InvalidArgumentError (see above for traceback): Cannot assign a device to node 'gradients/MobilenetV1/MobilenetV1/Conv2d_0/BatchNorm/moments/sufficient_statistics/Sub_grad/BroadcastGradientArgs': Could not satisfy explicit device specification '/device:GPU:0' because no devices matching that specification are registered in this process; available devices: /job:localhost/replica:0/task:0/cpu:0
[[Node: gradients/MobilenetV1/MobilenetV1/Conv2d_0/BatchNorm/moments/sufficient_statistics/Sub_grad/BroadcastGradientArgs = BroadcastGradientArgs[T=DT_INT32, _device="/device:GPU:0"](gradients/MobilenetV1/MobilenetV1/Conv2d_0/BatchNorm/moments/sufficient_statistics/Sub_grad/Shape, gradients/MobilenetV1/MobilenetV1/Conv2d_0/BatchNorm/moments/sufficient_statistics/Sub_grad/Shape_1)]]
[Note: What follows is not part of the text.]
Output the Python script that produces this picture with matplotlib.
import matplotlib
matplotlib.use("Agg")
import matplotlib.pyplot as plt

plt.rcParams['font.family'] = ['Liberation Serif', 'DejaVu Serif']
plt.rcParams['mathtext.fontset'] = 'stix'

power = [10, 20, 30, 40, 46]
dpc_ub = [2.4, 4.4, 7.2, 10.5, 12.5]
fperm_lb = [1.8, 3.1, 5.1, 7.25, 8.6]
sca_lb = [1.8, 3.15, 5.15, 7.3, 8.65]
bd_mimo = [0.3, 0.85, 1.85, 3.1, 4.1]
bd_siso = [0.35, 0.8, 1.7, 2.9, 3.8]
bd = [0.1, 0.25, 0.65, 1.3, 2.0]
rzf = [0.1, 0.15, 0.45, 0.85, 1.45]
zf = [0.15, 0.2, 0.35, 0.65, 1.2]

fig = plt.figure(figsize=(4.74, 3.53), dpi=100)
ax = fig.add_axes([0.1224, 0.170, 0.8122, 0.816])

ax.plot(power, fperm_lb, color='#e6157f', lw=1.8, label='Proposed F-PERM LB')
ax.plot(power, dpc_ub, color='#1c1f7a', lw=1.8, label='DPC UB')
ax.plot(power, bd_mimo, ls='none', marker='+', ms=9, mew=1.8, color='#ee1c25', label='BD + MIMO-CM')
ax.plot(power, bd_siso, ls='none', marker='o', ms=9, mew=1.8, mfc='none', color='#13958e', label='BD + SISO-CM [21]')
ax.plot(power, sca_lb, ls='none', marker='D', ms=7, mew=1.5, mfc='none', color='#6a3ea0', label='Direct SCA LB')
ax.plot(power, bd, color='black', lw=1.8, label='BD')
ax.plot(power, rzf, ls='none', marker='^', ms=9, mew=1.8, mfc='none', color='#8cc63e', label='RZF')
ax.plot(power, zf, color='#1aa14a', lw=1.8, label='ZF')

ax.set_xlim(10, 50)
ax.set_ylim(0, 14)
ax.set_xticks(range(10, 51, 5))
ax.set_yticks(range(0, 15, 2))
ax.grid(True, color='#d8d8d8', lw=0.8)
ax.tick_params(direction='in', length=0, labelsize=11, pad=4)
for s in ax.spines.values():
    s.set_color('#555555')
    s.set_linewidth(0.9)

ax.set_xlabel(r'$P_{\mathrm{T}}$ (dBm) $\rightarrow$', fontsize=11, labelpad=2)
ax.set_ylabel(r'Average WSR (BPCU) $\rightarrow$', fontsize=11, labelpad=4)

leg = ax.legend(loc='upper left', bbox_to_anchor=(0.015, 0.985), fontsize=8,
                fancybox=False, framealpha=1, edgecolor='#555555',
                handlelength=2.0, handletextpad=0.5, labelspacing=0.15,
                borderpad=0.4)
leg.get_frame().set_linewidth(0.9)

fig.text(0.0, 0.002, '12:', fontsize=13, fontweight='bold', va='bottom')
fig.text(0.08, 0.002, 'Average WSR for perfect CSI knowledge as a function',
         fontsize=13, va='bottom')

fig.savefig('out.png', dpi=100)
Please help me with the issue, I am not very good with Tensorflow. Atleast help me with what the error might be and how to check next time I face similar issue.
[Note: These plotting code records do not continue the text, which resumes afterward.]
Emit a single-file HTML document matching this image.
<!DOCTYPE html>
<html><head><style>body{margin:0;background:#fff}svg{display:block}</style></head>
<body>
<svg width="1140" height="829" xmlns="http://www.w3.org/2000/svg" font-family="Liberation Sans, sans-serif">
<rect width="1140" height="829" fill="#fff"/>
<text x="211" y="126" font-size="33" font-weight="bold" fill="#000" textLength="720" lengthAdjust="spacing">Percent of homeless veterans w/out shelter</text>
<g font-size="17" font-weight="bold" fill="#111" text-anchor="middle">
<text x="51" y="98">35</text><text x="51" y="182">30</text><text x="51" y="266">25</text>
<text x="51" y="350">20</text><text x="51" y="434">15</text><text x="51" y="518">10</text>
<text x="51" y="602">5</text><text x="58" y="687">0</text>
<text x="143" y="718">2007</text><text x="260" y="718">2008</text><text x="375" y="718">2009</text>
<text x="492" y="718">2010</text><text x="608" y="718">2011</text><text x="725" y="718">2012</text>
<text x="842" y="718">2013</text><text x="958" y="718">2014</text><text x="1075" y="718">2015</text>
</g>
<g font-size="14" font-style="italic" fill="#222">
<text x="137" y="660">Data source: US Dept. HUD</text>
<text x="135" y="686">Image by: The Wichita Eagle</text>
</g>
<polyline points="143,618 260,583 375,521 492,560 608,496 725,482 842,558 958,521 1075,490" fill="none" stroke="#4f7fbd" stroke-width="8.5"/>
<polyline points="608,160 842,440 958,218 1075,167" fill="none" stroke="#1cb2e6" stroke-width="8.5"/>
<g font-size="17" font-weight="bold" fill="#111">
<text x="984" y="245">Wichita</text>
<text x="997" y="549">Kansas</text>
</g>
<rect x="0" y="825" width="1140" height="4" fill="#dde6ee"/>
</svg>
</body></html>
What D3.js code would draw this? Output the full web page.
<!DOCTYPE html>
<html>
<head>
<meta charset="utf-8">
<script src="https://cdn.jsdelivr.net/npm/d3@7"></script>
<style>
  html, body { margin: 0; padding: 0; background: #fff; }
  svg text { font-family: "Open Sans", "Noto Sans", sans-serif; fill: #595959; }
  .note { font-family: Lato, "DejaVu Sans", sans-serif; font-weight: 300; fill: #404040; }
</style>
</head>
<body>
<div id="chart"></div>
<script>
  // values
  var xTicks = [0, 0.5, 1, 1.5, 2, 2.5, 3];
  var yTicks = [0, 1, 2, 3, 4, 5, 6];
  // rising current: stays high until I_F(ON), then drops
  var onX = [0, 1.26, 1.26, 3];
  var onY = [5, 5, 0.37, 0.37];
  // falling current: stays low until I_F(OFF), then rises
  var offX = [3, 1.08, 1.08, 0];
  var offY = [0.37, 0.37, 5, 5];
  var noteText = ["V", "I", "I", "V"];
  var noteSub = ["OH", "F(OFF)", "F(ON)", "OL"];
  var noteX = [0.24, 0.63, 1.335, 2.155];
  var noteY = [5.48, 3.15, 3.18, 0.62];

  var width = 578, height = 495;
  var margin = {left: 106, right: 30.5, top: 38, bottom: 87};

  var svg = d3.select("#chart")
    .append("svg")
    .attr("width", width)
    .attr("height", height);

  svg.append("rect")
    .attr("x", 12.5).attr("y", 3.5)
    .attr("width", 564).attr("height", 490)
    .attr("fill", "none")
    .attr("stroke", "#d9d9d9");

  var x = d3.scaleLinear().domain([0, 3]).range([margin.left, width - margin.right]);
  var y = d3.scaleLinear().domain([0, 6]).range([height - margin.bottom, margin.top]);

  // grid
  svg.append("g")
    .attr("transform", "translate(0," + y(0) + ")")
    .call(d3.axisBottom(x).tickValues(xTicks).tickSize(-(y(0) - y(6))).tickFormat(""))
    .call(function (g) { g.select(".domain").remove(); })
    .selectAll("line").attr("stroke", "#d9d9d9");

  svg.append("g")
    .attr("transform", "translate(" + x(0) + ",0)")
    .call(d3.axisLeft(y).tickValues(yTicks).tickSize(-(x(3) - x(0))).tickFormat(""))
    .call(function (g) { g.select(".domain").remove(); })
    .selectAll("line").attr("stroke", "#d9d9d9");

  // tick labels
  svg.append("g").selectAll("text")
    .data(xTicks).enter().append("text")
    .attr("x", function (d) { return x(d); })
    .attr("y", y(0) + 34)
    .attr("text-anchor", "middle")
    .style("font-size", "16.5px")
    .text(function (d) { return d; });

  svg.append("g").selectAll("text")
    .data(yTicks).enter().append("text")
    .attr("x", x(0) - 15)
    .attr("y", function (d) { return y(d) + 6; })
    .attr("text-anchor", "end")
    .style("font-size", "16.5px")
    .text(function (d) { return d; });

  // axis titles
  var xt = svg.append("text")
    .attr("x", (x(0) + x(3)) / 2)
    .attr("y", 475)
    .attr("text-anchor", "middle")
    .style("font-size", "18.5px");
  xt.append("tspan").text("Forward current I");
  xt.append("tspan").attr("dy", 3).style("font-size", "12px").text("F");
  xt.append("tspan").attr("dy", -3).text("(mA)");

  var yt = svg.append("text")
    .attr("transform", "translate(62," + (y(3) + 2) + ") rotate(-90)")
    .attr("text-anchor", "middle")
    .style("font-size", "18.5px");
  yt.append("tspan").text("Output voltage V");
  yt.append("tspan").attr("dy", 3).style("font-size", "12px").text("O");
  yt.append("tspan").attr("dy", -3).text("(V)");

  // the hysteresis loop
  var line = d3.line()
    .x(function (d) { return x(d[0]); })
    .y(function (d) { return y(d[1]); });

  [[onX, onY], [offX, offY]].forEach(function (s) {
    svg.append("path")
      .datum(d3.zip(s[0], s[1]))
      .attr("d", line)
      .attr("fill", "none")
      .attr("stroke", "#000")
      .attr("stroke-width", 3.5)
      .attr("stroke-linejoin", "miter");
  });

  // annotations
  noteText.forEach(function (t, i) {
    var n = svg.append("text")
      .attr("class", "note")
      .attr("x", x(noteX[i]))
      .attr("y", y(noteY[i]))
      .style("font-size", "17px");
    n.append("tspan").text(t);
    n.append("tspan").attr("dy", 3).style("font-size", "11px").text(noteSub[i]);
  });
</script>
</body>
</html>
boa -c "import tensorflow as tf; print(tf.GIT_VERSION, tf.VERSION)"
The above code gives

('unknown', '1.1.0')

I am using the stock git repo and have made no changes. No GPU on my PC. OS: Linux ubuntu 14.04.
Tensorflow installed using conda install tensorflow

25b3nk on 14 Sep 2017

👎1

Have you read the instructions?

Please go to Stack Overflow for help and support:
http://stackoverflow.com/questions/tagged/tensorflow
If you open a GitHub issue, here is our policy:
It must be a bug or a feature request.
The form below must be filled out.
We want to focus on work that benefits the whole community, e.g., fixing bugs and adding features. Support only helps individuals. GitHub also notifies thousands of people when issues are filed.
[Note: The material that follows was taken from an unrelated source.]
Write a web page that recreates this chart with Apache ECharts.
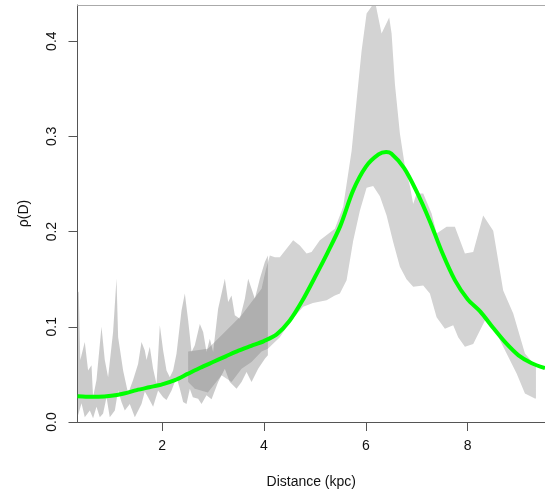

It is your own problem, not a bug. The error you received is very clear: TF can't find GPU. Try to read at least what program prints. It is because you've installed CPU-only version of tensorflow from repositories.
Go on Stack Overflow.

UndeadBlow on 14 Sep 2017

👍1

This question is better asked on StackOverflow since it is not a bug or feature request. There is also a larger community that reads questions there. Thanks!